What’s Your Listening Style? (SQ vs. SPL)

Are you a detail-oriented listener who wants to hear every subtle nuance (Sound Quality – SQ)? Or are you looking for a powerful, impactful system that you can feel as much as hear (Sound Pressure Level – SPL)? Your answer guides your choice. An SQ-focused listener might choose a refined Class A/B amp for their front speakers. An SPL fan will want a powerful Class D monoblock for their subwoofers.

My Pro Tips for a Flawless Amplifier Installation

Buying the right amp is only half the battle. A proper installation is what separates a good system from a great one. Here are a few secrets I learned the hard way.

  1. Don’t Skimp on Wiring: My biggest rookie mistake was using a cheap, undersized wiring kit. A powerful amp is starved for power without thick, high-quality copper wire. Invest in a proper OFC (Oxygen-Free Copper) wiring kit of the correct gauge for your amplifier’s power draw. It’s the foundation of your entire system.
  2. A Good Ground is Non-Negotiable: A poor ground connection is the #1 cause of alternator whine and other system noise. Find a solid spot on the car’s chassis, sand away any paint to get to the bare metal, and secure the ground wire tightly. Keep it as short as possible.
  3. Gain Setting is NOT a Volume Knob: This is the most common and damaging misconception. The gain control on an amp is meant to match its input level to the head unit’s output voltage. Setting it too high will “clip” the signal, sending a distorted wave that can destroy your speakers and sound terrible. Set it carefully, or have a professional do it.
  4. Let It Breathe: Amplifiers, especially Class A/B models, create heat. They need airflow to stay cool and operate safely. Never install an amp in a location where it will be smothered by carpet or upholstery without any room for ventilation. Mounting it on an amp rack or using spacers can make a huge difference.

Frequently Asked Questions

What’s more important, RMS or Peak Power?

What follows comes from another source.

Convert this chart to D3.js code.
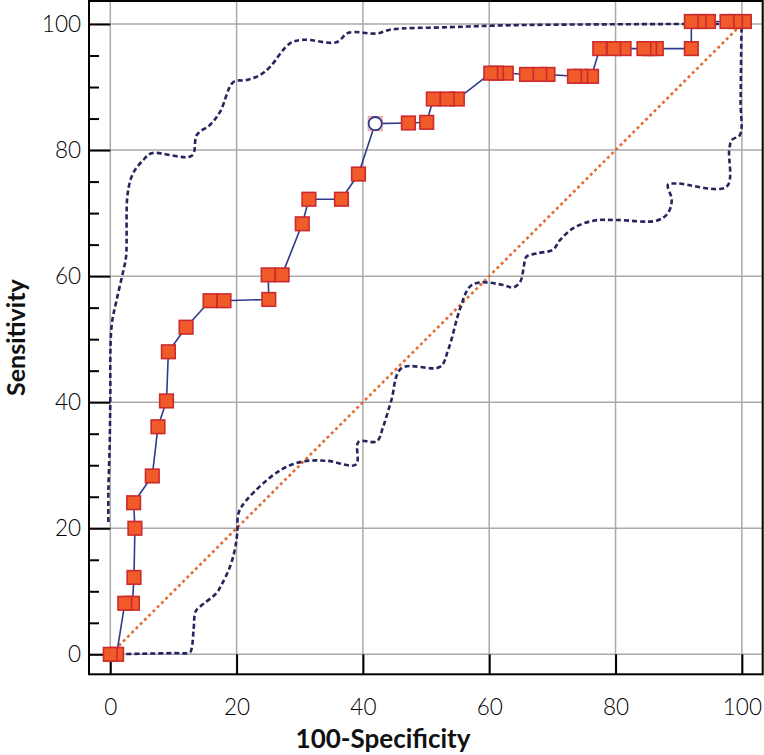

Always focus on the RMS power rating. RMS (Root Mean Square) represents the continuous, real-world power an amplifier can produce and a speaker can handle, while Peak Power is just a momentary, often inflated, marketing number.

Can I mix and match amplifier classes in my system?

Absolutely! In fact, it’s often the ideal approach. A very popular and effective setup is using a clean, musical Class A/B amplifier for your front speakers (mids and tweeters) and a powerful, efficient Class D monoblock for your subwoofer(s).

Do I really need an amplifier for my new aftermarket speakers?

To get the performance you paid for, yes. While most aftermarket speakers will run off a factory or aftermarket head unit, they are almost always underpowered, resulting in a lack of bass, poor dynamics, and distortion at higher volumes.

Are modern Class D amps good enough for full-range speakers?

Yes, without a doubt. The technology has advanced dramatically. High-quality, full-range Class D amplifiers from reputable brands now offer outstanding sound quality that is clean, detailed, and powerful, all in a compact, efficient package.